The Iranian regime’s predicament at home

The ruling regime will have to either remove itself from power or stand to be mercilessly removed by the deluge of angry mobs.
Sunday 04/11/2018
A file picture shows former Iranian President Mohammad Khatami during a meeting with supporters in Tehran. (AFP)
On pins and needles. A file picture shows former Iranian President Mohammad Khatami during a meeting with supporters in Tehran. (AFP)

The second instalment of US sanctions has gone into effect against the Iranian economy, which is exhausted and heavily laden with high unemployment, currency devaluation and tonnes of the regime’s daily, monthly and annual financial commitments to its proxy militias, parties and propaganda outlets in Yemen, Lebanon, Syria, Iraq, Afghanistan and many others on God’s vast land.

The thing is, the Iranian regime cannot afford to lose its proxies and agents. Imagine the volume of expenditures that the Iranian regime devotes to lighting fires in Iraq, Syria, Lebanon, Yemen, Sudan, Bahrain, et cetera. Indeed, fomenting sectarian strife, wars and equipping and training thousands of terrorists, both Sunnis and Shias, require huge funds.

What kind of effect does this criminal waste of resources have on the lives of Iranian citizens?

Above all, can someone show the national or religious necessity that drives the stubborn and vain turbaned heads of the Iranian regime to butt heads with the rest of the world and punish it by besieging it and drowning it in endless crises, revolts and sit-ins? Surely, by constantly threatening everybody’s interests in Syria, Lebanon, Yemen, Iraq and even Iran itself, the Iranian regime will end up biting its own tail.

Iranian Foreign Minister Mohammad Javad Zarif admitted that US sanctions were going to hurt Iran’s economy but, then, like all the other stubborn heads of the regime, he only knows how to be defiant and warned Washington that its sanctions were useless. The man must be sleeping with both legs in the burning sun. Surely, he must have read, heard and seen that the Trump administration has convinced three of Iran’s biggest clients — India, China and Turkey — to stop importing Iranian oil.

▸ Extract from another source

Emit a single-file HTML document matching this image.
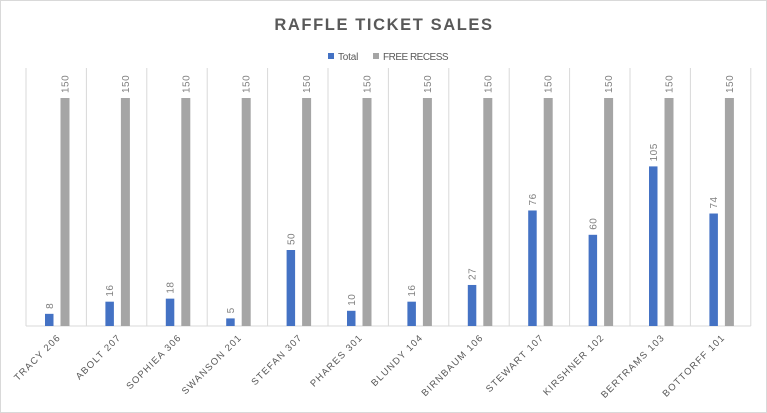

Iranian satellite channels or Arab channels with an Iranian bent only broadcast stories of the glorious victories and achievements of the Iranian regime. The reality in Iran is completely different.

Protests and sit-ins have become commonplace and are likely to increase as the second round of US sanctions begin to show effect. These sanctions aim at nothing less than to reduce Iran’s oil exports to zero to push its regime to abandon its aggressive policies towards its neighbours and the world, hoping against hope that it will regain some semblance of sanity.

The best indication of the extent of the Iranian regime’s predicament is the alert sounded by former Iranian President Mohammad Khatami. He says there is “the possibility for the occurrence of social movements pushing for a regime change in case Iranian citizens become convinced that the reforms they are expecting will not be achieved.” He frankly states that “the regime’s mistakes, if they are not corrected, will turn criticism into opposition and then who knows what might happen.”

One day before Khatami issued his warning, Mohsen Ranani, a professor of economics at the University of Isfahan, warned of an impending revolution in an article he posted on social media under the title of “The Revolt of the Barefooted.” He was referring to the poor Iranians whose numbers are on the rise day after day.

“When the poor and the barefooted revolt, there will be only one path for us: either we keep silent or violently repress them. In the latter case, it won’t be the end of the road,” Ranani wrote.

When it is known that 40 million of the 80 million Iranian citizens live below the poverty line, as stated in figures revealed by Parviz Fattah, head of Imam Khomeini Relief Foundation, there is a clear picture of the future reserved for the Iranian regime.

Half of the poor in Iran — 20 million hungry and barefooted people — had already revolted. The regime’s repressive campaign had killed, arrested or silenced half of them. I’m sure the remaining 10 million poor are adamant on pursuing their revolution and I’m sure that millions more will join them.

Some armed factions from the regime itself might even rebel in solidarity with the poor and the hungry. At that moment, the ruling regime will have to either remove itself from power or stand to be mercilessly removed by the deluge of angry mobs.